Print, word for word, the opening line of the data below and every line after it through the line that contains "color='black', markersize=6.3, clip_on=False)", but not the pictures.

>> Begin

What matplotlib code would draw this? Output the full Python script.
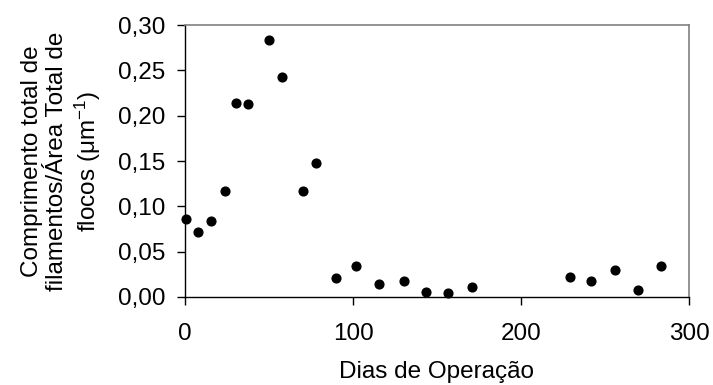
import matplotlib
matplotlib.use('Agg')
import matplotlib.pyplot as plt

plt.rcParams['font.family'] = ['Liberation Sans', 'DejaVu Sans']
plt.rcParams['mathtext.fontset'] = 'custom'
plt.rcParams['mathtext.rm'] = 'Liberation Sans'
plt.rcParams['mathtext.it'] = 'Liberation Sans:italic'

# dias de operacao x razao comprimento de filamentos / area de flocos
dias = [0.4, 7.9, 15.3, 23.6, 30.2, 37.3, 50.2, 57.7, 70.4, 77.8,
        89.9, 101.8, 115.7, 130.4, 143.2, 156.8, 170.8,
        229.0, 241.9, 255.8, 269.4, 283.3]
razao = [0.086, 0.072, 0.084, 0.117, 0.214, 0.2125, 0.283, 0.243, 0.117, 0.1475,
         0.021, 0.0345, 0.014, 0.0176, 0.0055, 0.004, 0.0107,
         0.0224, 0.0176, 0.0298, 0.0074, 0.0345]

xticks = [0, 100, 200, 300]
yticks = [0.00, 0.05, 0.10, 0.15, 0.20, 0.25, 0.30]
ytick_labels = ['0,00', '0,05', '0,10', '0,15', '0,20', '0,25', '0,30']

fig = plt.figure(figsize=(7.13, 3.85), dpi=100)
ax = fig.add_axes([0.2595, 0.2286, 0.7068, 0.7064])

ax.plot(dias, razao, 'o', color='black', markersize=6.3, clip_on=False)

ax.set_xlim(0, 300)
ax.set_ylim(0, 0.30)
ax.set_xticks(xticks)
ax.set_xticklabels([str(t) for t in xticks])
ax.set_yticks(yticks)
ax.set_yticklabels(ytick_labels)

ax.tick_params(direction='out', length=6, width=1, labelsize=17.5, colors='black')
ax.tick_params(axis='x', pad=13)
ax.tick_params(axis='y', pad=8)
for side in ['left', 'bottom']:
    ax.spines[side].set_color('black')
    ax.spines[side].set_linewidth(1)
for side in ['top', 'right']:
    ax.spines[side].set_color('#808080')
    ax.spines[side].set_linewidth(1.2)

ax.set_xlabel('Dias de Operação', fontsize=17.5, labelpad=11)
ax.set_ylabel('Comprimento total de\nfilamentos/Área Total de\nflocos (μm$^{-1}$)',
              fontsize=17.5, labelpad=11, linespacing=1.2)

fig.savefig('out.png', dpi=100)
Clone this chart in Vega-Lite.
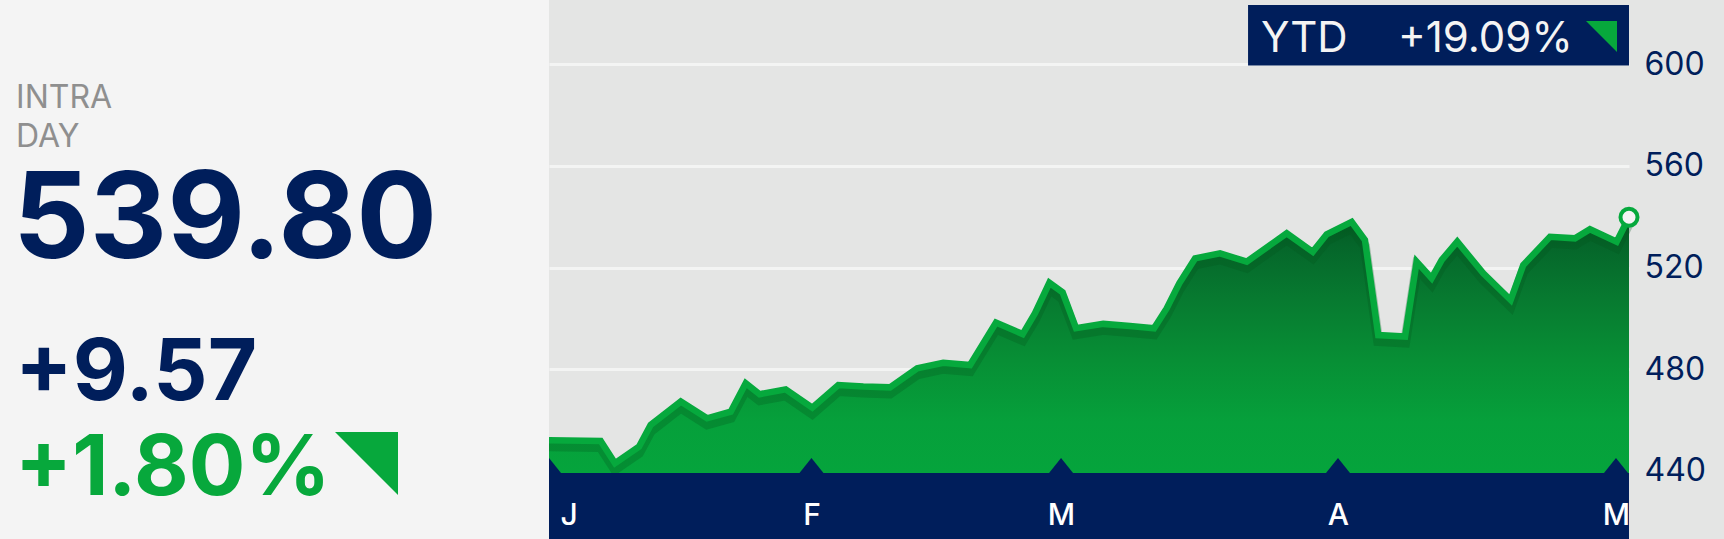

>> End

# RESULT
What matplotlib code would draw this? Output the full Python script.
import matplotlib
matplotlib.use('Agg')
import matplotlib.pyplot as plt

plt.rcParams['font.family'] = ['Liberation Sans', 'DejaVu Sans']
plt.rcParams['mathtext.fontset'] = 'custom'
plt.rcParams['mathtext.rm'] = 'Liberation Sans'
plt.rcParams['mathtext.it'] = 'Liberation Sans:italic'

# dias de operacao x razao comprimento de filamentos / area de flocos
dias = [0.4, 7.9, 15.3, 23.6, 30.2, 37.3, 50.2, 57.7, 70.4, 77.8,
        89.9, 101.8, 115.7, 130.4, 143.2, 156.8, 170.8,
        229.0, 241.9, 255.8, 269.4, 283.3]
razao = [0.086, 0.072, 0.084, 0.117, 0.214, 0.2125, 0.283, 0.243, 0.117, 0.1475,
         0.021, 0.0345, 0.014, 0.0176, 0.0055, 0.004, 0.0107,
         0.0224, 0.0176, 0.0298, 0.0074, 0.0345]

xticks = [0, 100, 200, 300]
yticks = [0.00, 0.05, 0.10, 0.15, 0.20, 0.25, 0.30]
ytick_labels = ['0,00', '0,05', '0,10', '0,15', '0,20', '0,25', '0,30']

fig = plt.figure(figsize=(7.13, 3.85), dpi=100)
ax = fig.add_axes([0.2595, 0.2286, 0.7068, 0.7064])

ax.plot(dias, razao, 'o', color='black', markersize=6.3, clip_on=False)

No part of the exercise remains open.